In the months following the publication of Garsten’s op-ed, ...Yale seized on a previously unused measure in the bylaws of the 2006 gift agreement allowing for an external five-member “board of visitors” to advise on practitioner appointments. Brady and Johnson suggested several members who were ultimately chosen to join the advisory board. These people included Kissinger, who served under former President Richard Nixon, as well as Stephen J. Hadley, former national security adviser to George W. Bush. . .

And if there's anyone who knows what not to do in the pursuit of a Grand Strategy, it would have to be one of the geniuses behind the Iraq War.

But it was that old war criminal Henry Kissinger who tore it.  Can you imagine not wanting to take advice on Grand Strategy from the guy whose previous efforts in that area included advocating nuclear war for fun and profit (hey, he got tenure for it!) and illegally bombing Cambodia to promote Tricky Dick's peace with, um, honor plan for Vietnam.

Whereupon Professor Gage resigned (although she does get to keep her job as a tenured Professor of History).

Like most exercises of Grand Strategy, this one appears to have blown up in the faces of the white men who planned and executed it.  Professor Gaddis himself was not amused:

Yale tells its students: no lunch for you!

History professor John Lewis Gaddis, one of the co-founders of the Grand Strategy program, told the [Yale Daily] News that “the Yale administration could have made it unambiguously clear to the donors that the faculty shape the curriculum. The administration should now, equally unambiguously, commit itself and recommit this institution to this fundamental principle.” 

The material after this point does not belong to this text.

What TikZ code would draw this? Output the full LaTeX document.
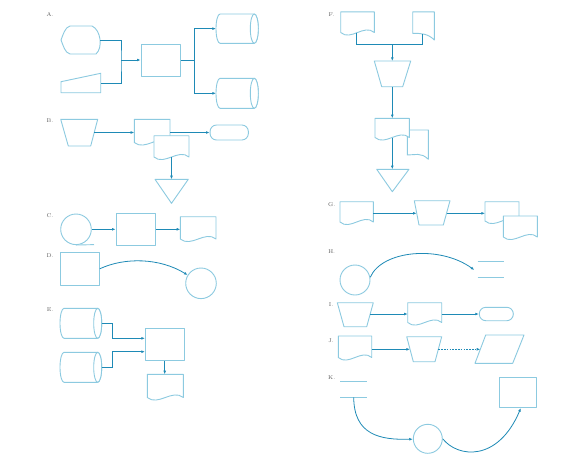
\documentclass[tikz,border=0pt]{standalone}
\usetikzlibrary{arrows.meta,calc}
\definecolor{shapec}{RGB}{140,202,224}
\definecolor{arrc}{RGB}{30,138,182}
\definecolor{lblc}{RGB}{90,90,90}
\tikzset{
 shp/.style={draw=shapec,line width=0.9pt,fill=white,line join=round},
 con/.style={draw=arrc,line width=0.8pt},
 arr/.style={con,-{Latex[length=3.6pt,width=2.8pt]}},
 dsh/.style={arr,dash pattern=on 1.6pt off 1.2pt},
 lbl/.style={font=\fontsize{5.5}{6.5}\selectfont,text=lblc,inner sep=0},
 boxn/.style={shp,rectangle,inner sep=0},
 termn/.style={shp,rectangle,rounded corners=6.5pt,inner sep=0},
 circn/.style={shp,circle,inner sep=0},
}
\newcommand\docsh[4]{%
 \draw[shp] (#1,#2) -- (#3,#2) -- (#3,#4) .. controls ($(#1,#4)!0.7!(#3,#4)+(0,-9)$) and ($(#1,#4)!0.3!(#3,#4)+(0,9)$) .. (#1,#4) -- cycle;}
\newcommand\hcyl[4]{%
 \pgfmathsetmacro\cya{#1+4}\pgfmathsetmacro\cyb{#3-4}%
 \pgfmathsetmacro\cyr{(#4-#2)/2}\pgfmathsetmacro\cym{(#4+#2)/2}%
 \draw[shp] (\cya,#2) -- (\cyb,#2) arc[start angle=-90,end angle=90,x radius=4,y radius=\cyr] -- (\cya,#4) arc[start angle=90,end angle=270,x radius=4,y radius=\cyr] -- cycle;
 \draw[shp] (\cyb,\cym) ellipse[x radius=4,y radius=\cyr];}
\begin{document}
\begin{tikzpicture}[x=1pt,y=-1pt]
\useasboundingbox[fill=white] (0,0) rectangle (572,464);
% labels
\node[lbl] (lA) at (50,15) {A.};
\node[lbl] (lB) at (50,121) {B.};
\node[lbl] (lC) at (50,216) {C.};
\node[lbl] (lD) at (50,255.7) {D.};
\node[lbl] (lE) at (50,309.3) {E.};
\node[lbl] (lF) at (331.7,15) {F.};
\node[lbl] (lG) at (331.7,205) {G.};
\node[lbl] (lH) at (331.7,251.7) {H.};
\node[lbl] (lI) at (331,305) {I.};
\node[lbl] (lJ) at (331,340.7) {J.};
\node[lbl] (lK) at (331.7,377.5) {K.};
% ---------- A
\draw[shp] (70,26) -- (92,26) .. controls (101,30) and (103,48) .. (96,54) -- (70,54) .. controls (65,53) and (63,45) .. (61,40) .. controls (63,35) and (65,27) .. (70,26) -- cycle;
\coordinate (aD) at (100.3,40);
\draw[shp] (61,81.7) -- (100.7,73.3) -- (100.7,92.7) -- (61,92.7) -- cycle;
\coordinate (aM) at (100.7,83.3);
\coordinate (aJ) at (121,60);
\node[boxn,minimum width=39.3pt,minimum height=32pt] (aB) at (160.7,60) {};
\draw[con] (aD) -| (aJ) |- (aM);
\draw[arr] (aJ) -- (aB.west);
\coordinate (aF) at (194.3,60);
\draw[con] (aB.east) -- (aF);
\hcyl{216}{14}{258.3}{43.3}
\hcyl{216}{78.3}{258.3}{108.3}
\coordinate (aC1) at (216,28.65);
\coordinate (aC2) at (216,93.3);
\draw[arr] (aF) |- (aC1);
\draw[arr] (aF) |- (aC2);
% ---------- B
\draw[shp] (60.7,119.3) -- (97.7,119.3) -- (90.7,146) -- (68.3,146) -- cycle;
\coordinate (bT) at (94.2,132.5);
\docsh{134.3}{119.3}{170}{142.5}
\docsh{154}{135.7}{189}{157}
\coordinate (bD1) at (134.3,132.5);
\coordinate (bD1r) at (170,132.5);
\node[termn,minimum width=38.3pt,minimum height=15pt] (bTm) at (229.2,132.5) {};
\coordinate (bD2b) at (171.5,157);
\draw[shp] (155,179.3) -- (188.3,179.3) -- (171.5,203.3) -- cycle;
\coordinate (bTr) at (171.5,179.3);
\draw[arr] (bT) -- (bD1);
\draw[arr] (bD1r) -- (bTm.west);
\draw[arr] (bD2b) -- (bTr);
% ---------- C
\node[circn,minimum size=30.6pt] (cC) at (76,229.3) {};
\coordinate (cTail) at (94,244.6);
\draw[shp] (cC.south) -- (cTail);
\node[boxn,minimum width=39.3pt,minimum height=31.3pt] (cB) at (135.7,229.3) {};
\docsh{180.3}{216.7}{216}{239}
\coordinate (cDoc) at (180.3,229.3);
\draw[arr] (cC.east) -- (cB.west);
\draw[arr] (cB.east) -- (cDoc);
% ---------- D
\node[boxn,minimum width=38.6pt,minimum height=32.3pt] (dB) at (80,268.8) {};
\node[circn,minimum size=30.6pt] (dC) at (201,283.3) {};
\draw[arr] (dB.east) .. controls (125,257) and (160,258) .. (dC);
% ---------- E
\hcyl{60}{308.3}{101.7}{338.3}
\hcyl{60}{352.3}{101.7}{382.3}
\coordinate (eC1) at (101.7,323.3);
\coordinate (eC2) at (101.7,367.3);
\node[boxn,minimum width=39.3pt,minimum height=32.4pt] (eB) at (164.7,344.5) {};
\coordinate (eK1) at (112.7,338.3);
\coordinate (eK2) at (112.7,351.7);
\coordinate (eB1) at (145,338.3);
\coordinate (eB2) at (145,351.7);
\draw[arr] (eC1) -| (eK1) -- (eB1);
\draw[arr] (eC2) -| (eK2) -- (eB2);
\docsh{147.3}{374.3}{183.3}{397.5}
\coordinate (eD) at (164.7,374.3);
\draw[arr] (eB.south) -- (eD);
% ---------- F
\docsh{340.7}{11.8}{374.3}{32.5}
\draw[shp] (412.7,11.8) -- (434.3,11.8) -- (434.3,40) .. controls (428,33.3) and (420,33.3) .. (412.7,33.3) -- cycle;
\coordinate (fD1) at (356.7,32.5);
\coordinate (fD2) at (422.3,34);
\coordinate (fJ) at (392.3,44.5);
\draw[con] (fD1) |- (fJ);
\draw[con] (fD2) |- (fJ);
\draw[shp] (374.3,61) -- (410.7,61) -- (402.7,86.7) -- (381.7,86.7) -- cycle;
\coordinate (fT1) at (392.3,61);
\coordinate (fT2) at (392.3,86.7);
\draw[arr] (fJ) -- (fT1);
\draw[shp] (407.3,130) -- (428.3,130) -- (428.3,159.3) .. controls (421,152) and (415,155) .. (407.3,155) -- cycle;
\docsh{375}{118.3}{409.3}{137.5}
\coordinate (fD3t) at (392.3,118.3);
\coordinate (fD3b) at (392.3,138);
\draw[arr] (fT2) -- (fD3t);
\draw[shp] (376.7,169.3) -- (409,169.3) -- (392.3,191.7) -- cycle;
\coordinate (fTr) at (392.3,169.3);
\draw[arr] (fD3b) -- (fTr);
% ---------- G
\docsh{340}{201.7}{373.3}{222}
\draw[shp] (414.3,200.7) -- (450,200.7) -- (443.3,225) -- (419,225) -- cycle;
\docsh{485}{201.7}{519}{221}
\docsh{503.3}{216}{537.3}{237}
\coordinate (gD1) at (373.3,213.3);
\coordinate (gT1) at (416.7,213.3);
\coordinate (gT2) at (446.5,213.3);
\coordinate (gD2) at (485,213.3);
\draw[arr] (gD1) -- (gT1);
\draw[arr] (gT2) -- (gD2);
% ---------- H
\node[circn,minimum size=30pt] (hC) at (355,280) {};
\coordinate (hE) at (474.3,270);
\draw[arr] (hC.10) .. controls (382,250) and (440,245) .. (hE);
\coordinate (hL1a) at (477.7,261.7);
\coordinate (hL1b) at (504.3,261.7);
\coordinate (hL2a) at (477.7,277.7);
\coordinate (hL2b) at (504.3,277.7);
\draw[shp] (hL1a) -- (hL1b);
\draw[shp] (hL2a) -- (hL2b);
% ---------- I
\draw[shp] (337.3,302.7) -- (373.3,302.7) -- (366.7,326.7) -- (344,326.7) -- cycle;
\docsh{407.7}{302.7}{441.7}{322.5}
\node[termn,minimum width=34pt,minimum height=13.4pt] (iTm) at (496.3,314) {};
\coordinate (iT) at (370.2,314);
\coordinate (iD1) at (407.7,314);
\coordinate (iD2) at (441.7,314);
\draw[arr] (iT) -- (iD1);
\draw[arr] (iD2) -- (iTm.west);
% ---------- J
\docsh{338.3}{336}{371.7}{357.5}
\draw[shp] (406.7,336.7) -- (441.7,336.7) -- (435,361.7) -- (413.3,361.7) -- cycle;
\draw[shp] (485.7,335) -- (524,335) -- (512.7,363.3) -- (475,363.3) -- cycle;
\coordinate (jD) at (371.7,349.3);
\coordinate (jT1) at (410,349.3);
\coordinate (jT2) at (438.3,349.3);
\coordinate (jP) at (480.3,349.3);
\draw[arr] (jD) -- (jT1);
\draw[dsh] (jT2) -- (jP);
% ---------- K
\coordinate (kL1a) at (340,381.7);
\coordinate (kL1b) at (367.3,381.7);
\coordinate (kL2a) at (340,397.3);
\coordinate (kL2b) at (367.3,397.3);
\draw[shp] (kL1a) -- (kL1b);
\draw[shp] (kL2a) -- (kL2b);
\coordinate (kL) at (353.7,397.3);
\node[circn,minimum size=29pt] (kC) at (427.8,438.8) {};
\node[boxn,minimum width=37.7pt,minimum height=30.4pt] (kB) at (517.8,392.5) {};
\draw[arr] (kL) .. controls (354,435) and (380,440) .. (kC);
\draw[arr] (kC.east) .. controls (458,458) and (498,462) .. ($(kB.south)+(3,0)$);
\end{tikzpicture}
\end{document}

As with every failure of a white man's Grand Strategy, the debacle was followed by a Grand Parade of Ass-Covering:

The Faculty of Arts and Sciences Senate has promised a full investigation, while University President Peter Salovey has publicly pledged Yale’s commitment to ideological diversity.

“The Senate is highly concerned regarding the news that Professor Gage has resigned as Grand Strategy Director due to pressure from donors to control the curriculum of the program,” a Friday morning statement from FAS Senate Chair Valerie Horsley reads. “The Senate will investigate this situation and will issue a plan for further action in the coming weeks.”

Don't hold your breath. In fact, the Yale Daily News has reported yet another case of the University sacrificing core principles to attract bucks from donors. In this case, the core principle is not starving the undergraduates:

What are hungry undergrads to do, especially those who don't have a lot of spare cash to eat in local greasy-spoons, while the dining hall is being appropriately outfitted to delight the palates of wealthy potential donors?  

We're beginning to think that maybe Yale's commitment to diversity, intellectual and otherwise, hasn't changed all that much since 1912, when your correspondent had the following exchange:

"Here's three new scalps," continued McCarthy, producing some cushions. "Had to vow eternal love, and keep the dear girls separated—a blonde and two brunettes—but I got the pillows, my boy, I got 'em. And now sit back and hold on."

He made a third trip to the trunk, unaware of Stover's distracted mood, and came back chuckling, his arms heaped with photographs to his chin.

"One thousand and one Caucasian beauties, the pride of every State, the only girls who ever loved me. Look at 'em!"

The good news: a century later, thanks to rich white men and cowardly money-hungry functionaries, Yale is still celebrating Caucasian beauties.  Like Henry Kissinger.